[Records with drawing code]
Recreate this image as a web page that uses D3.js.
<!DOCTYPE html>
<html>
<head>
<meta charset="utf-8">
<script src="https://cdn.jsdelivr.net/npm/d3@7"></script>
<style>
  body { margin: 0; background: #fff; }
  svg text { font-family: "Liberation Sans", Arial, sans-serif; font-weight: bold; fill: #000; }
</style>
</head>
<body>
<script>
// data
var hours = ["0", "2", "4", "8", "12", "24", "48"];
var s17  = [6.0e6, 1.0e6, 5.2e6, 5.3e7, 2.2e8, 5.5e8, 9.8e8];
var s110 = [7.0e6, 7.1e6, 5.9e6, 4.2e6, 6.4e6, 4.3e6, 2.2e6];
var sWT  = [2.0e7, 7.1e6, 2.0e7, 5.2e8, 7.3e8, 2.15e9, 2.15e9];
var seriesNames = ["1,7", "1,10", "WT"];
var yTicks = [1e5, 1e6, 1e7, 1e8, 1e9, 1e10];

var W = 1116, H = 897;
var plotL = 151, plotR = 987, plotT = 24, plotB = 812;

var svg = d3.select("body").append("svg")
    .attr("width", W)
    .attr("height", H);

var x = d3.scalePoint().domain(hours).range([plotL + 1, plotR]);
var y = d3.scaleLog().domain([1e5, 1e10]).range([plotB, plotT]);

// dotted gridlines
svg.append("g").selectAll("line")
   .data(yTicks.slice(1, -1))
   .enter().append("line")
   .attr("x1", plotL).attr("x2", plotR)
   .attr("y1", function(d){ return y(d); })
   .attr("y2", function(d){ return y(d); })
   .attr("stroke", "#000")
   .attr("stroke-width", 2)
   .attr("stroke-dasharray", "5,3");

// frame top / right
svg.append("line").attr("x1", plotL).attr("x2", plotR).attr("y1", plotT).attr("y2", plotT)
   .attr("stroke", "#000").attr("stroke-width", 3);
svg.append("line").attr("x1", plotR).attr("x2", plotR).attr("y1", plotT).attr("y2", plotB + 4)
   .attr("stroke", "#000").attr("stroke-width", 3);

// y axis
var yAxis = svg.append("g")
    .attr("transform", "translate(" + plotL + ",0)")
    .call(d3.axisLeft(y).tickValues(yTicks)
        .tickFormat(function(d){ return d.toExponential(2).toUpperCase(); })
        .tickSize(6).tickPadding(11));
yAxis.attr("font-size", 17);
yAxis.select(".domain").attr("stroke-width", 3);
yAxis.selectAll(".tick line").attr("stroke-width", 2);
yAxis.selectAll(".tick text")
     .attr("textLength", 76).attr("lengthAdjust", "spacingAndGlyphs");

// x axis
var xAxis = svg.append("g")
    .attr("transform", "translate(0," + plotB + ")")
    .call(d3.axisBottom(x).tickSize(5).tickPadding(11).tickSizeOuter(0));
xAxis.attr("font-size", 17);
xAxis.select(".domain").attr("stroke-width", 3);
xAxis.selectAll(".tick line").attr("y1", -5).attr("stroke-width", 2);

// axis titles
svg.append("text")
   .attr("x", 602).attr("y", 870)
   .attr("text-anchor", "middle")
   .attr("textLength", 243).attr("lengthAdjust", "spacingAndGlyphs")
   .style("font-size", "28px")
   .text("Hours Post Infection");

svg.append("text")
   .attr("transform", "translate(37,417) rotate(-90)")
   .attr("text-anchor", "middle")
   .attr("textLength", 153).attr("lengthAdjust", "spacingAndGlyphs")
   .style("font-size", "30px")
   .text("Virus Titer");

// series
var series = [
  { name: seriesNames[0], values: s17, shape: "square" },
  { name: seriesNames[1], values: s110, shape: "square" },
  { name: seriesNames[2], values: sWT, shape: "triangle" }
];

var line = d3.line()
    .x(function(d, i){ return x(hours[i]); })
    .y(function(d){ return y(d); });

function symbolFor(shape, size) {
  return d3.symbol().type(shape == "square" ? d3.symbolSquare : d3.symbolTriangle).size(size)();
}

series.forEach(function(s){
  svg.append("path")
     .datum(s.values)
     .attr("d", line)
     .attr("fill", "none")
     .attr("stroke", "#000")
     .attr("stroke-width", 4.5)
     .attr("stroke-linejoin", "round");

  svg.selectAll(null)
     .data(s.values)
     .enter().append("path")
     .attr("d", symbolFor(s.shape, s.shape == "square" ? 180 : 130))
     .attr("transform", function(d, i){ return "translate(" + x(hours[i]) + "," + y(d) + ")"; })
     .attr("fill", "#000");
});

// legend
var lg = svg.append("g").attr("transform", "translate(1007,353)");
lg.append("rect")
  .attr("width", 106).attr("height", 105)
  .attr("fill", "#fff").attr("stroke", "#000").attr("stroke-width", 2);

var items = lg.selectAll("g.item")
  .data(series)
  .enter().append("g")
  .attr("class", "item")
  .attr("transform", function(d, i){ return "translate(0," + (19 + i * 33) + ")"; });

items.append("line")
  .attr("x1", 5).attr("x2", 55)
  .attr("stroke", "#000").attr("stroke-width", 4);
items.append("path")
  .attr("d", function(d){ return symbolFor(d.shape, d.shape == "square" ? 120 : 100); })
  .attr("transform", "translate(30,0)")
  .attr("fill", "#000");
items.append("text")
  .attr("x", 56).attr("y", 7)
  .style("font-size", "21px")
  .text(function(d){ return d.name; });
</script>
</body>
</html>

...

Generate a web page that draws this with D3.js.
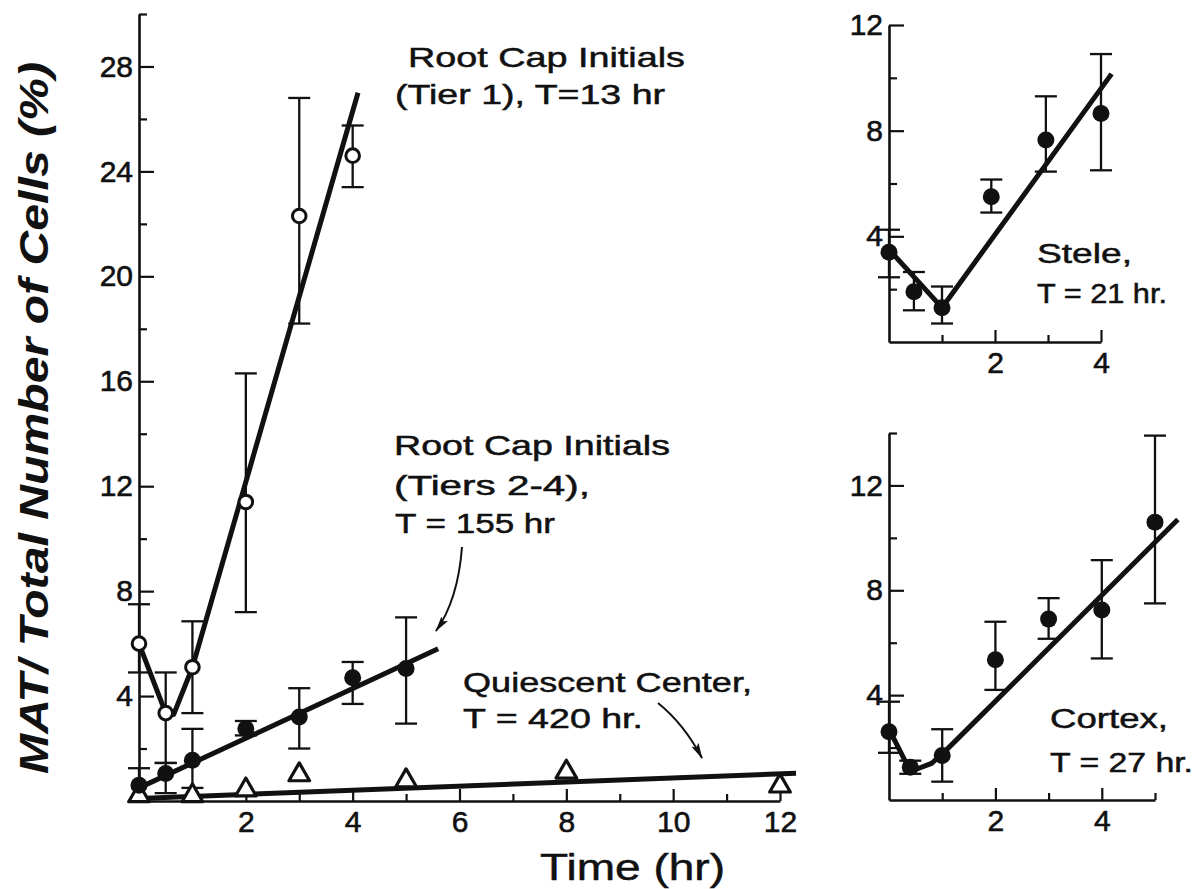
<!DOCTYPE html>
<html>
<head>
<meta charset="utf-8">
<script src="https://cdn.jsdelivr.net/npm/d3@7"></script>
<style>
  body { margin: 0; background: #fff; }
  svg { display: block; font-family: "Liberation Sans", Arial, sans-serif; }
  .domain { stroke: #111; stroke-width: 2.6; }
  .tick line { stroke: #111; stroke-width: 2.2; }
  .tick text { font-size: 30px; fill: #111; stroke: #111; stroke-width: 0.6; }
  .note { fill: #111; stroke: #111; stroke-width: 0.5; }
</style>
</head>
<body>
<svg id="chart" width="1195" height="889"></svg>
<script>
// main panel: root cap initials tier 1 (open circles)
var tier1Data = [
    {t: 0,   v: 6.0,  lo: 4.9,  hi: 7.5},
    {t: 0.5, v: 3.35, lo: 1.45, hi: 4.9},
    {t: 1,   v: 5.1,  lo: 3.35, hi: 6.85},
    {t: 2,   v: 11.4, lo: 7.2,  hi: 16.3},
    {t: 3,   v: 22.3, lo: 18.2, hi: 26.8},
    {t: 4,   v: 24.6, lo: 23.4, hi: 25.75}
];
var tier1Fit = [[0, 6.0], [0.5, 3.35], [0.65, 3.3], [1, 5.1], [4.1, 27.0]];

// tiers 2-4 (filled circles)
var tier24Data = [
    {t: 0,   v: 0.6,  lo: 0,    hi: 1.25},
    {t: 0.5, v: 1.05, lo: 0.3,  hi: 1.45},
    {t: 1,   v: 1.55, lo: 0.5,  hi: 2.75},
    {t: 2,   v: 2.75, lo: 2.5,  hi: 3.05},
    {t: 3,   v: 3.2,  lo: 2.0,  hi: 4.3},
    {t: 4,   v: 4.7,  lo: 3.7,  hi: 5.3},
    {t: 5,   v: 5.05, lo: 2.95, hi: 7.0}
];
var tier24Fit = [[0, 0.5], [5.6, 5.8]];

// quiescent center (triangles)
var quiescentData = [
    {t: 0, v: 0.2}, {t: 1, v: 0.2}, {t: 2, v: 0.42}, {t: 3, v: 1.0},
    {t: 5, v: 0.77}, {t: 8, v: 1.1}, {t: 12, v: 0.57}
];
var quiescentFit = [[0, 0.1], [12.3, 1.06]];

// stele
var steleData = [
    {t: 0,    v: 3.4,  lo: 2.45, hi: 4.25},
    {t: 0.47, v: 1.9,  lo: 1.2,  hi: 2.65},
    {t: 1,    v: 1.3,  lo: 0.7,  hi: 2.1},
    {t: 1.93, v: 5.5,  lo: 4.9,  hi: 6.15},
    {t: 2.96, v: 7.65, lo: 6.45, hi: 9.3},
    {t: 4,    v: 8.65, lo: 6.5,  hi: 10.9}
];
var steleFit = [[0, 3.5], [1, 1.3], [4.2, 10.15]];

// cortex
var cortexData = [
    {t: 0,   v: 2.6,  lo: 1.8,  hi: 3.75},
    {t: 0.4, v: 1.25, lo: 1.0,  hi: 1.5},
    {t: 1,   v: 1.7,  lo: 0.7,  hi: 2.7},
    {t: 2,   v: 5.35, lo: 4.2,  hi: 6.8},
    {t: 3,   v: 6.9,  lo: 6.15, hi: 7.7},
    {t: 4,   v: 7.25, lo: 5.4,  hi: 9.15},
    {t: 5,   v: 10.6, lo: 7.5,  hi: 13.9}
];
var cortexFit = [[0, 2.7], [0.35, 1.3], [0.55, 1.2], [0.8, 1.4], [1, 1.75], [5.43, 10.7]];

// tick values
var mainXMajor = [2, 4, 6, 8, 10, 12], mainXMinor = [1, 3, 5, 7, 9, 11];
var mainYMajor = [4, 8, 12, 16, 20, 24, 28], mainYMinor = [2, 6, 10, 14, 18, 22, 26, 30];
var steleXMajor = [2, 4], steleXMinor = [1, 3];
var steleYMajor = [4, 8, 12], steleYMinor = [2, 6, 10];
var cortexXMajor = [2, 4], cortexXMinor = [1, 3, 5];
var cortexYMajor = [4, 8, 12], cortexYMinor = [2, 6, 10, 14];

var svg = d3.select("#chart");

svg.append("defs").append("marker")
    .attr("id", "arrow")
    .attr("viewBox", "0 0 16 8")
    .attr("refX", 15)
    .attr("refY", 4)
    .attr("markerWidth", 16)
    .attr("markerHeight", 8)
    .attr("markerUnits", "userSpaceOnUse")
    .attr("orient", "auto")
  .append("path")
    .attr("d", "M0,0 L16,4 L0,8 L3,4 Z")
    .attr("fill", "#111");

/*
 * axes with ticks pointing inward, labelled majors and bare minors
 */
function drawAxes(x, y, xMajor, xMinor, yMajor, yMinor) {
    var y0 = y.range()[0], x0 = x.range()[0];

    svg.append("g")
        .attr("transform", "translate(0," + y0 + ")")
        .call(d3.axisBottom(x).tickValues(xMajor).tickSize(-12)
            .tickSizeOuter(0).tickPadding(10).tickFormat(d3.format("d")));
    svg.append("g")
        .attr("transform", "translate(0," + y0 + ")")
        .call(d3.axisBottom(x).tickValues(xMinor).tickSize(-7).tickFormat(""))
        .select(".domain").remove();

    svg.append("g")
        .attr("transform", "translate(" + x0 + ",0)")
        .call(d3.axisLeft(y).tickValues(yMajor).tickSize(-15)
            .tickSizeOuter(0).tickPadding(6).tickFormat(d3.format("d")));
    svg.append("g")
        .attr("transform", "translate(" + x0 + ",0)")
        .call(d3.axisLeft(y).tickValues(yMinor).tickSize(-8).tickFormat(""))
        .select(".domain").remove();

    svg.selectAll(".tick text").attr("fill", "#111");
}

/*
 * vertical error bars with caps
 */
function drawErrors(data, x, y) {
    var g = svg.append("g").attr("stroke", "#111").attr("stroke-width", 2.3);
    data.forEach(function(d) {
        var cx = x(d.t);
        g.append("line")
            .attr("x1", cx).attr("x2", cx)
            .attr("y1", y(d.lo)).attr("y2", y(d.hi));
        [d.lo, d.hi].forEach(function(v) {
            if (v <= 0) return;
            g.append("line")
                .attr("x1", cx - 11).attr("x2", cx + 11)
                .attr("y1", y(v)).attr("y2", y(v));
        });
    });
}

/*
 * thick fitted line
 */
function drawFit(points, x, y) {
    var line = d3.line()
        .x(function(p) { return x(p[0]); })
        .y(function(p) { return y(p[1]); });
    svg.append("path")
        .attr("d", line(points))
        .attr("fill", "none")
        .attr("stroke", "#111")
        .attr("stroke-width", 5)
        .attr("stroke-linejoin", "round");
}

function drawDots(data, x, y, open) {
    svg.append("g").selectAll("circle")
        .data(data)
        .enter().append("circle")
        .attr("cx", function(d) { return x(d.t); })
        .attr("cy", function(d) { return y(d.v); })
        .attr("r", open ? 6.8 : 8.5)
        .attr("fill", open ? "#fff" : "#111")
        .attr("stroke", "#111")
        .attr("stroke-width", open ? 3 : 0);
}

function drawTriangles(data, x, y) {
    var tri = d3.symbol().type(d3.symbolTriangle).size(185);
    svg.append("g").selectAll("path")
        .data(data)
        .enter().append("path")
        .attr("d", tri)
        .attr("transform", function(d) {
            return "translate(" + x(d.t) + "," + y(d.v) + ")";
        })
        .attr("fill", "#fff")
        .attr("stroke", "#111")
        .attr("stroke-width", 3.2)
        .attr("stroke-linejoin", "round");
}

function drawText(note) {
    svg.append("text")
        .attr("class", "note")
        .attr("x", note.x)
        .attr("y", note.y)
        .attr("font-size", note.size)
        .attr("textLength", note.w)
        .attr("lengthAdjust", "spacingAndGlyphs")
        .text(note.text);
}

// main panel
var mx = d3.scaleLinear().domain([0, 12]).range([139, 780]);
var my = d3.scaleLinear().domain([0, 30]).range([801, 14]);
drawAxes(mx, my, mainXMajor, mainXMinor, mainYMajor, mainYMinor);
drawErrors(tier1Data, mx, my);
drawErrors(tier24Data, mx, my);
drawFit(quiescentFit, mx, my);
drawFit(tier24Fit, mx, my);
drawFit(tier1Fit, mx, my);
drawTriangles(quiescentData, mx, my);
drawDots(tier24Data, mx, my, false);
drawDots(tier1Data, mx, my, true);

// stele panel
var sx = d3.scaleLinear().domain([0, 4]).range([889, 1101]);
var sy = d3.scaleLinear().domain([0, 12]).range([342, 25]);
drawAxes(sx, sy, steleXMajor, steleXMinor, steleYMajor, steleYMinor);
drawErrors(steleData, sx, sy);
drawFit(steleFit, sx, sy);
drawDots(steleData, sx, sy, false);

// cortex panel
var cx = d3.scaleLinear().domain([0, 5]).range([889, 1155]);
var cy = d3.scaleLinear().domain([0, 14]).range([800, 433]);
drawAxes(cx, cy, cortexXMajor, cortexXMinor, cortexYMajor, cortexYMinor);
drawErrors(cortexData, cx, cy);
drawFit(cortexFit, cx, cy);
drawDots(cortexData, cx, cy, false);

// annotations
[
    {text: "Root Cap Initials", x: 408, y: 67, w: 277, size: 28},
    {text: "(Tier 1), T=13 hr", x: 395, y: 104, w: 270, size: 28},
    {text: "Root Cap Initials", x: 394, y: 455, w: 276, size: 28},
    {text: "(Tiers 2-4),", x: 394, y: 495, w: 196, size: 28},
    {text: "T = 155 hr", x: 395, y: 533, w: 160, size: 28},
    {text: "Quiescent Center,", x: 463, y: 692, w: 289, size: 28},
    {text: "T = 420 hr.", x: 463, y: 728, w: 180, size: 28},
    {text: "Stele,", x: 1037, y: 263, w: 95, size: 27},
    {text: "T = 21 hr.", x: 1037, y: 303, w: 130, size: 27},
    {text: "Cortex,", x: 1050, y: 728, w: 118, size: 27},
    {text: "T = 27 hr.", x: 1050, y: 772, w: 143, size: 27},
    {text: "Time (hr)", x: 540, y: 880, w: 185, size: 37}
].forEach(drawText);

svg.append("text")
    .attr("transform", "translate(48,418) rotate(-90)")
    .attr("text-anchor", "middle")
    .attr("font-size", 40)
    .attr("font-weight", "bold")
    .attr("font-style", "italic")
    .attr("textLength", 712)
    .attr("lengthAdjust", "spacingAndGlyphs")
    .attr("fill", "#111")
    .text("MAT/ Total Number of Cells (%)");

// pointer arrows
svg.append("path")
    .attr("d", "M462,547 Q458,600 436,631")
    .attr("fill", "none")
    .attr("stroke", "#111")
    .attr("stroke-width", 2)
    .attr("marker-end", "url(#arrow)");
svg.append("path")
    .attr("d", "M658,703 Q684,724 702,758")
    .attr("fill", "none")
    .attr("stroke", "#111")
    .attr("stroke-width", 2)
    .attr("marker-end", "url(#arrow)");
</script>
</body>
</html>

* * *

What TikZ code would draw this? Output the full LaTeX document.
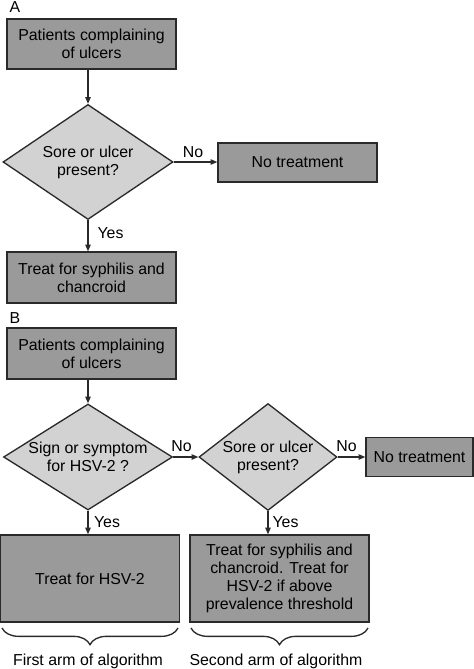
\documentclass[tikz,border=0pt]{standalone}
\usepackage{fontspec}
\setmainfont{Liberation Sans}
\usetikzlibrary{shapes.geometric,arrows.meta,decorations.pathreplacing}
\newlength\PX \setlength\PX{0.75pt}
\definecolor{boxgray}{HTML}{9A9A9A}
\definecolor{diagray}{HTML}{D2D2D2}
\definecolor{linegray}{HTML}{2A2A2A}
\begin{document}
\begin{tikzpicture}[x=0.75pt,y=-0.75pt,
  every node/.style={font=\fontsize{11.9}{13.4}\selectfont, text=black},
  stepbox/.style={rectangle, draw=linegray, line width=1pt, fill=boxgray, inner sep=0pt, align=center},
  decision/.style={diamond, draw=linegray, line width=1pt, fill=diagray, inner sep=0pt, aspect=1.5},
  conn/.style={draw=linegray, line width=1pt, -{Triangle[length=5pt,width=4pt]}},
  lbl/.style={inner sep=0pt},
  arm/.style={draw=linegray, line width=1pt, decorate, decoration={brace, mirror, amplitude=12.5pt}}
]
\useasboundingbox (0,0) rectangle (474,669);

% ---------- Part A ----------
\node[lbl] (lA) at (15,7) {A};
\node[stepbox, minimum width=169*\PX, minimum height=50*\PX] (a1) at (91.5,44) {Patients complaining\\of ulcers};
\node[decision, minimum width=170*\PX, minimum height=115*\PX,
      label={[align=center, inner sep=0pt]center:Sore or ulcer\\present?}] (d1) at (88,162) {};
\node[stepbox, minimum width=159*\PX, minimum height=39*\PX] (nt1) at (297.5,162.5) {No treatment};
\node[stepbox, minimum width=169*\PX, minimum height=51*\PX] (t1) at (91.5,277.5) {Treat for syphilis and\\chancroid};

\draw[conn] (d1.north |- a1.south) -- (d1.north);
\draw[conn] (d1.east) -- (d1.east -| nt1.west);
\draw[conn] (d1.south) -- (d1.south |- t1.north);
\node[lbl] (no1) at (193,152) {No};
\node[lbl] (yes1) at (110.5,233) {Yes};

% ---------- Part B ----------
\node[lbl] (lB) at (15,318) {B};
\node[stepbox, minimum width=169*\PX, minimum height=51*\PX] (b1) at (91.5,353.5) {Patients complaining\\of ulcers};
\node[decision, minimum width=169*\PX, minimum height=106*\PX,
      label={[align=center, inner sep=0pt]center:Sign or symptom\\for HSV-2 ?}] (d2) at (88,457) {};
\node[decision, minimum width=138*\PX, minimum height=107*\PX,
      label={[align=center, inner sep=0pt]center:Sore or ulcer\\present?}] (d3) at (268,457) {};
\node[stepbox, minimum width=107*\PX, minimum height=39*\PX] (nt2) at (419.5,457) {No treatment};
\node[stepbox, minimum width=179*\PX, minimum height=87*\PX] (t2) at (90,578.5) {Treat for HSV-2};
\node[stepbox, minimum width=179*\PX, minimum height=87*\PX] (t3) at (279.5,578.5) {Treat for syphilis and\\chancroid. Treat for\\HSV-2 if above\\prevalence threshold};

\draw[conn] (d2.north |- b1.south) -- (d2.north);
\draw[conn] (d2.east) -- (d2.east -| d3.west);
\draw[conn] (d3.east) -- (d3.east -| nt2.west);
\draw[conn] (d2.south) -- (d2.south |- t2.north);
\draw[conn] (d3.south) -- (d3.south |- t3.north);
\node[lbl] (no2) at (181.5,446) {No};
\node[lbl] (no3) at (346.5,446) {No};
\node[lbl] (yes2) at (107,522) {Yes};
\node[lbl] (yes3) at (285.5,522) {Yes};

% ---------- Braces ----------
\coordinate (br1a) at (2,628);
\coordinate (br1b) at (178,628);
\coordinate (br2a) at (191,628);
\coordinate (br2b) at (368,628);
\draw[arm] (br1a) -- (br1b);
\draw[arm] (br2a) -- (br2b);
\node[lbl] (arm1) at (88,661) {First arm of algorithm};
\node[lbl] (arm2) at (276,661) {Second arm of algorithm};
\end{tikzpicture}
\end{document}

__PROMPT__.
Pictures do not belong in the copy. Reproduce exactly the lines from the one with "What TikZ code" to the one with "(yes1) at (110.5,233)", both lines included.

__SOLUTION TO THIS TASK__.
What TikZ code would draw this? Output the full LaTeX document.
\documentclass[tikz,border=0pt]{standalone}
\usepackage{fontspec}
\setmainfont{Liberation Sans}
\usetikzlibrary{shapes.geometric,arrows.meta,decorations.pathreplacing}
\newlength\PX \setlength\PX{0.75pt}
\definecolor{boxgray}{HTML}{9A9A9A}
\definecolor{diagray}{HTML}{D2D2D2}
\definecolor{linegray}{HTML}{2A2A2A}
\begin{document}
\begin{tikzpicture}[x=0.75pt,y=-0.75pt,
  every node/.style={font=\fontsize{11.9}{13.4}\selectfont, text=black},
  stepbox/.style={rectangle, draw=linegray, line width=1pt, fill=boxgray, inner sep=0pt, align=center},
  decision/.style={diamond, draw=linegray, line width=1pt, fill=diagray, inner sep=0pt, aspect=1.5},
  conn/.style={draw=linegray, line width=1pt, -{Triangle[length=5pt,width=4pt]}},
  lbl/.style={inner sep=0pt},
  arm/.style={draw=linegray, line width=1pt, decorate, decoration={brace, mirror, amplitude=12.5pt}}
]
\useasboundingbox (0,0) rectangle (474,669);

% ---------- Part A ----------
\node[lbl] (lA) at (15,7) {A};
\node[stepbox, minimum width=169*\PX, minimum height=50*\PX] (a1) at (91.5,44) {Patients complaining\\of ulcers};
\node[decision, minimum width=170*\PX, minimum height=115*\PX,
      label={[align=center, inner sep=0pt]center:Sore or ulcer\\present?}] (d1) at (88,162) {};
\node[stepbox, minimum width=159*\PX, minimum height=39*\PX] (nt1) at (297.5,162.5) {No treatment};
\node[stepbox, minimum width=169*\PX, minimum height=51*\PX] (t1) at (91.5,277.5) {Treat for syphilis and\\chancroid};

\draw[conn] (d1.north |- a1.south) -- (d1.north);
\draw[conn] (d1.east) -- (d1.east -| nt1.west);
\draw[conn] (d1.south) -- (d1.south |- t1.north);
\node[lbl] (no1) at (193,152) {No};
\node[lbl] (yes1) at (110.5,233) {Yes};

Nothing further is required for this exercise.